++++ The input

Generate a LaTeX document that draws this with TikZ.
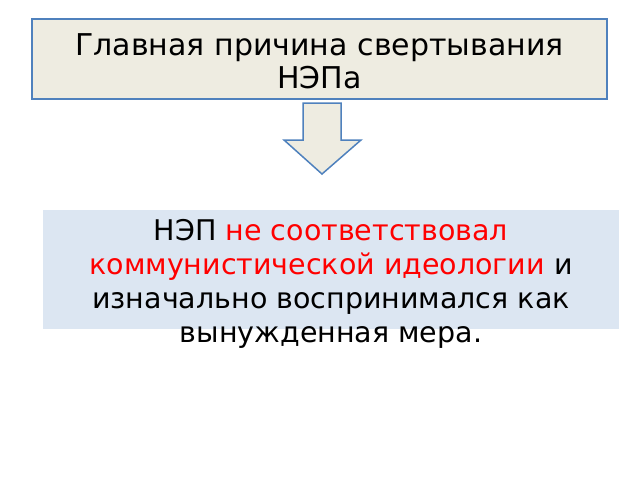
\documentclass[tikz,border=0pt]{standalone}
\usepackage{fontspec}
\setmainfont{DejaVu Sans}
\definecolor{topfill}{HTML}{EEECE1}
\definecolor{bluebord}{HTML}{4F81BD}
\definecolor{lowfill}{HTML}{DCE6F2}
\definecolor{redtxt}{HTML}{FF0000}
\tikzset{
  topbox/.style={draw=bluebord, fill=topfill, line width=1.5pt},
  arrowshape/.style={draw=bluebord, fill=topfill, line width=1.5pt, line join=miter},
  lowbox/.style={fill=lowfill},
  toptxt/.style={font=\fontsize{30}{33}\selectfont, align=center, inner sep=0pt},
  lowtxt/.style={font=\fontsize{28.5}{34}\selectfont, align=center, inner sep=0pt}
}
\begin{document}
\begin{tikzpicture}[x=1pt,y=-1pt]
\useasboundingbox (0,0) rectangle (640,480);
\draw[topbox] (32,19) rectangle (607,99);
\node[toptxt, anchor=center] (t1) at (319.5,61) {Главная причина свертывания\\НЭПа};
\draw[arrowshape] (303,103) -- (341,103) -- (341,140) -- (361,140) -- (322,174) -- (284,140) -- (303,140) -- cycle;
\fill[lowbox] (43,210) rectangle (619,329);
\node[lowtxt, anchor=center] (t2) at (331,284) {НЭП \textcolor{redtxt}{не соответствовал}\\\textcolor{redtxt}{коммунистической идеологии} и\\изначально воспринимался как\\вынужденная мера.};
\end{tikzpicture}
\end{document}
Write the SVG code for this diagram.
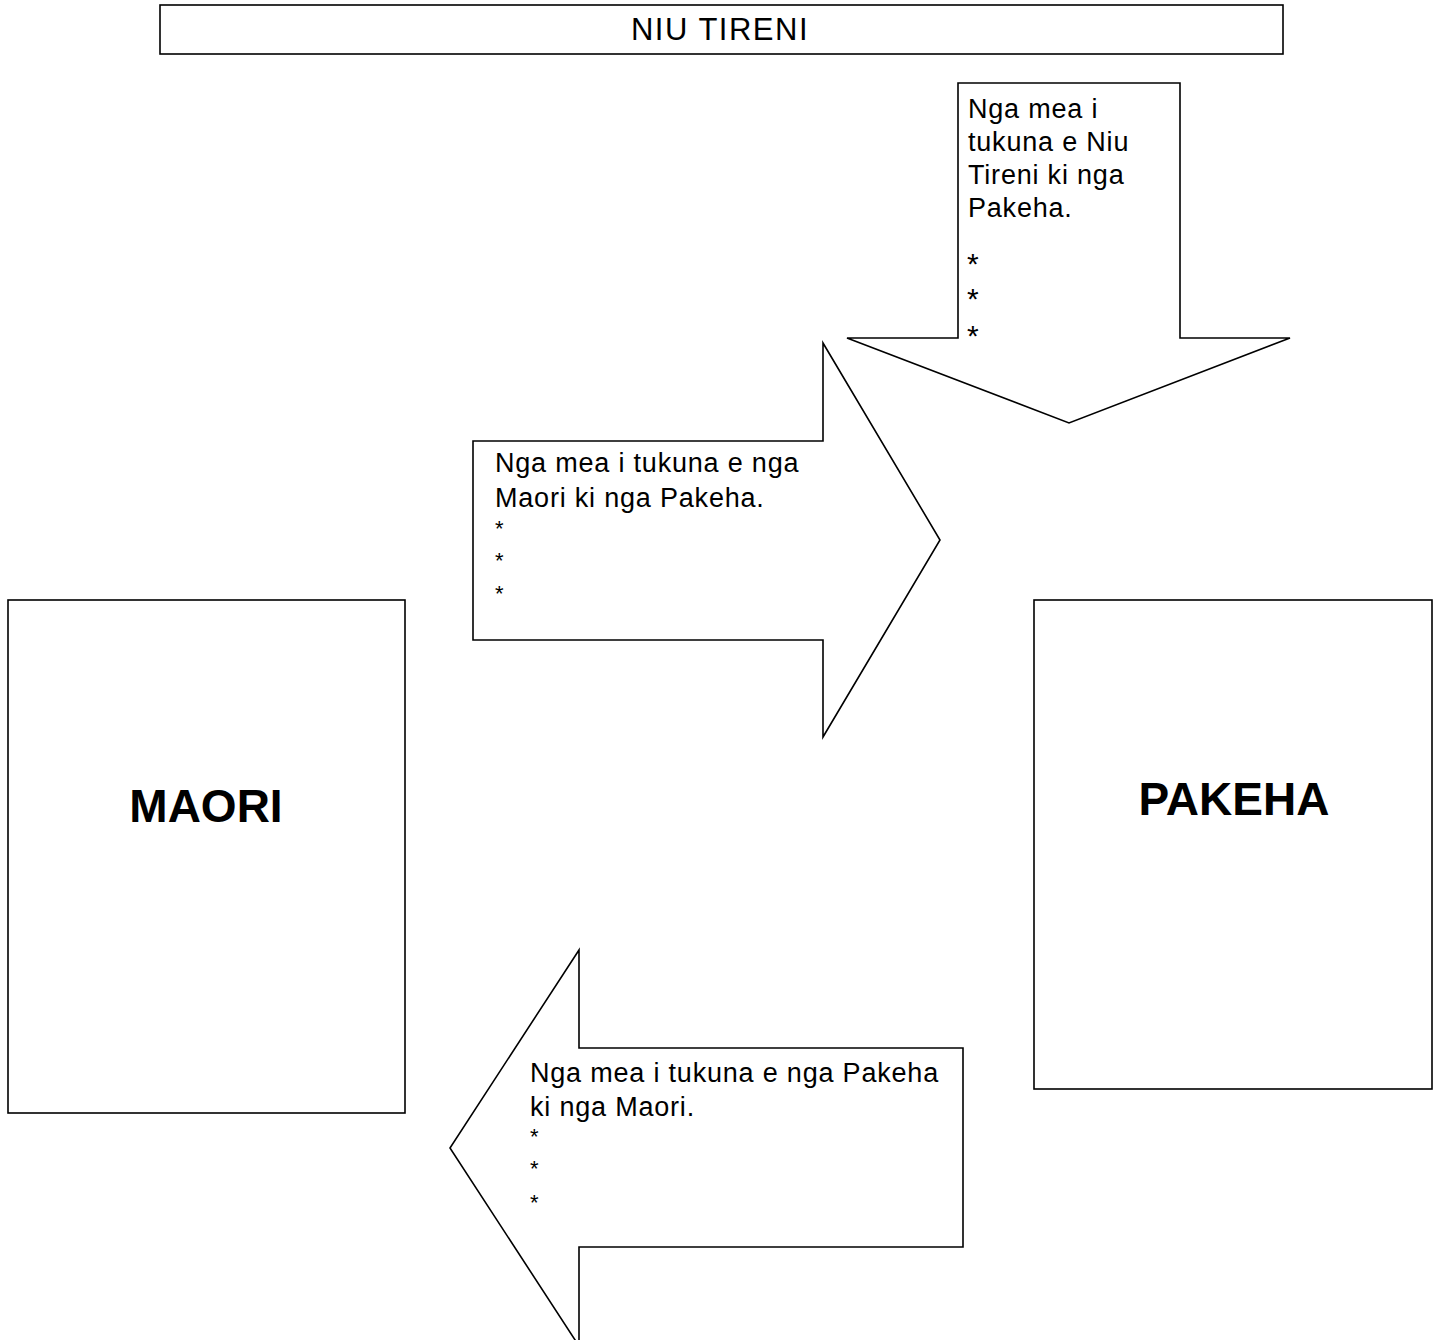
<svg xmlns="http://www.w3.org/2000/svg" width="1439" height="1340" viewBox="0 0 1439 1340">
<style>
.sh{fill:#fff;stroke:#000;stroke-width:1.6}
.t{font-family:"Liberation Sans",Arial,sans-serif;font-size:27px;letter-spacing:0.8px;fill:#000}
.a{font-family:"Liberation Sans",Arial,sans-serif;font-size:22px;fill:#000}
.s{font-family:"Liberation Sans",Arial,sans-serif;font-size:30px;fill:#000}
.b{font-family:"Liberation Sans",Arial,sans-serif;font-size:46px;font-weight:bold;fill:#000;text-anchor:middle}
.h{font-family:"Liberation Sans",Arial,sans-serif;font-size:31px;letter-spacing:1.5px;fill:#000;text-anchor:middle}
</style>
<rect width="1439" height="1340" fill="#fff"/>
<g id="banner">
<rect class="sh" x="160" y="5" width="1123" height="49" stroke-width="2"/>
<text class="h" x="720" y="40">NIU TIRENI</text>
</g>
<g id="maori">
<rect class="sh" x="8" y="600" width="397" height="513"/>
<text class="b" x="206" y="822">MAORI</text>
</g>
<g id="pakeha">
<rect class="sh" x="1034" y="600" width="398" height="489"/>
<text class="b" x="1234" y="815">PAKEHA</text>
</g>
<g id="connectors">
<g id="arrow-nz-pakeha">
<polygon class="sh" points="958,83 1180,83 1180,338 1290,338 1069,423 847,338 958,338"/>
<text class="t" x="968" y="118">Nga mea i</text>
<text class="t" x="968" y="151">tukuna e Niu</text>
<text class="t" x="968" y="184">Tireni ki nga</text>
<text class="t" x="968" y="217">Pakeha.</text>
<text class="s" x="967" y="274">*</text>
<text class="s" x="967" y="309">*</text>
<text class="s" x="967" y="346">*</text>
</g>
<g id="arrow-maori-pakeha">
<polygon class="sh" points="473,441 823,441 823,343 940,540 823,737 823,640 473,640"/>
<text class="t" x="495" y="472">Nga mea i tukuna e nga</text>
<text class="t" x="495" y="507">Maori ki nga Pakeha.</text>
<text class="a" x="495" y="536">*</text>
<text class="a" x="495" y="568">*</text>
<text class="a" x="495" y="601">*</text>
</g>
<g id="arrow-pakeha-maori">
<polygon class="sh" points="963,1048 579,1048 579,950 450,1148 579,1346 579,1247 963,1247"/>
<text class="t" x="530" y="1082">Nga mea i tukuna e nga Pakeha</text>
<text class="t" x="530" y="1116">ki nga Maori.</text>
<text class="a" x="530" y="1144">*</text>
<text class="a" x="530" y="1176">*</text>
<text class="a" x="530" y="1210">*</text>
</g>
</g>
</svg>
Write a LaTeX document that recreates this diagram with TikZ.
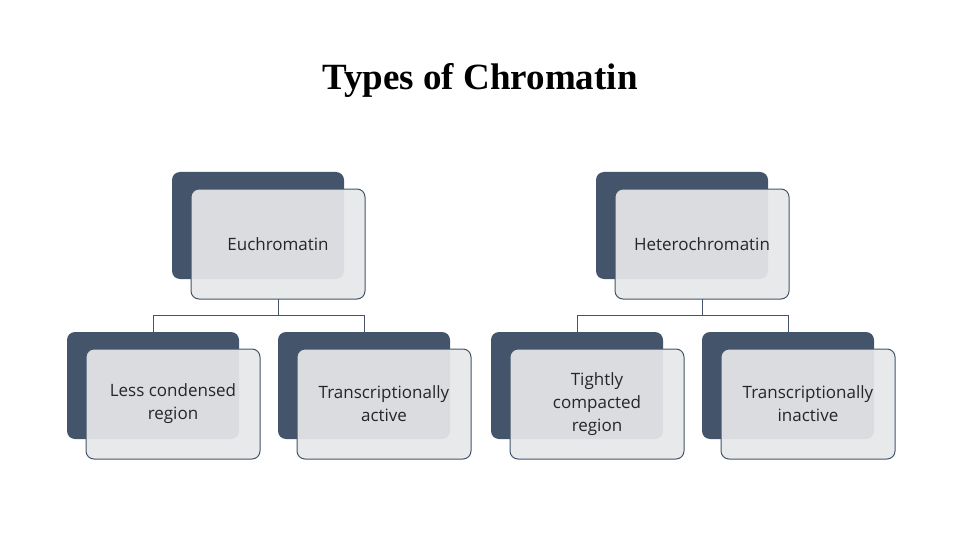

++++++++

Given instruction:
Keep the pictures out of your copy, and repeat every entry above exactly.

Result:
Generate a LaTeX document that draws this with TikZ.
\documentclass[tikz,border=0pt]{standalone}
\usepackage{fontspec}
\setmainfont{DejaVu Sans}
\definecolor{topfill}{HTML}{EEECE1}
\definecolor{bluebord}{HTML}{4F81BD}
\definecolor{lowfill}{HTML}{DCE6F2}
\definecolor{redtxt}{HTML}{FF0000}
\tikzset{
  topbox/.style={draw=bluebord, fill=topfill, line width=1.5pt},
  arrowshape/.style={draw=bluebord, fill=topfill, line width=1.5pt, line join=miter},
  lowbox/.style={fill=lowfill},
  toptxt/.style={font=\fontsize{30}{33}\selectfont, align=center, inner sep=0pt},
  lowtxt/.style={font=\fontsize{28.5}{34}\selectfont, align=center, inner sep=0pt}
}
\begin{document}
\begin{tikzpicture}[x=1pt,y=-1pt]
\useasboundingbox (0,0) rectangle (640,480);
\draw[topbox] (32,19) rectangle (607,99);
\node[toptxt, anchor=center] (t1) at (319.5,61) {Главная причина свертывания\\НЭПа};
\draw[arrowshape] (303,103) -- (341,103) -- (341,140) -- (361,140) -- (322,174) -- (284,140) -- (303,140) -- cycle;
\fill[lowbox] (43,210) rectangle (619,329);
\node[lowtxt, anchor=center] (t2) at (331,284) {НЭП \textcolor{redtxt}{не соответствовал}\\\textcolor{redtxt}{коммунистической идеологии} и\\изначально воспринимался как\\вынужденная мера.};
\end{tikzpicture}
\end{document}
Write the SVG code for this diagram.
<svg xmlns="http://www.w3.org/2000/svg" width="1439" height="1340" viewBox="0 0 1439 1340">
<style>
.sh{fill:#fff;stroke:#000;stroke-width:1.6}
.t{font-family:"Liberation Sans",Arial,sans-serif;font-size:27px;letter-spacing:0.8px;fill:#000}
.a{font-family:"Liberation Sans",Arial,sans-serif;font-size:22px;fill:#000}
.s{font-family:"Liberation Sans",Arial,sans-serif;font-size:30px;fill:#000}
.b{font-family:"Liberation Sans",Arial,sans-serif;font-size:46px;font-weight:bold;fill:#000;text-anchor:middle}
.h{font-family:"Liberation Sans",Arial,sans-serif;font-size:31px;letter-spacing:1.5px;fill:#000;text-anchor:middle}
</style>
<rect width="1439" height="1340" fill="#fff"/>
<g id="banner">
<rect class="sh" x="160" y="5" width="1123" height="49" stroke-width="2"/>
<text class="h" x="720" y="40">NIU TIRENI</text>
</g>
<g id="maori">
<rect class="sh" x="8" y="600" width="397" height="513"/>
<text class="b" x="206" y="822">MAORI</text>
</g>
<g id="pakeha">
<rect class="sh" x="1034" y="600" width="398" height="489"/>
<text class="b" x="1234" y="815">PAKEHA</text>
</g>
<g id="connectors">
<g id="arrow-nz-pakeha">
<polygon class="sh" points="958,83 1180,83 1180,338 1290,338 1069,423 847,338 958,338"/>
<text class="t" x="968" y="118">Nga mea i</text>
<text class="t" x="968" y="151">tukuna e Niu</text>
<text class="t" x="968" y="184">Tireni ki nga</text>
<text class="t" x="968" y="217">Pakeha.</text>
<text class="s" x="967" y="274">*</text>
<text class="s" x="967" y="309">*</text>
<text class="s" x="967" y="346">*</text>
</g>
<g id="arrow-maori-pakeha">
<polygon class="sh" points="473,441 823,441 823,343 940,540 823,737 823,640 473,640"/>
<text class="t" x="495" y="472">Nga mea i tukuna e nga</text>
<text class="t" x="495" y="507">Maori ki nga Pakeha.</text>
<text class="a" x="495" y="536">*</text>
<text class="a" x="495" y="568">*</text>
<text class="a" x="495" y="601">*</text>
</g>
<g id="arrow-pakeha-maori">
<polygon class="sh" points="963,1048 579,1048 579,950 450,1148 579,1346 579,1247 963,1247"/>
<text class="t" x="530" y="1082">Nga mea i tukuna e nga Pakeha</text>
<text class="t" x="530" y="1116">ki nga Maori.</text>
<text class="a" x="530" y="1144">*</text>
<text class="a" x="530" y="1176">*</text>
<text class="a" x="530" y="1210">*</text>
</g>
</g>
</svg>
Write a LaTeX document that recreates this diagram with TikZ.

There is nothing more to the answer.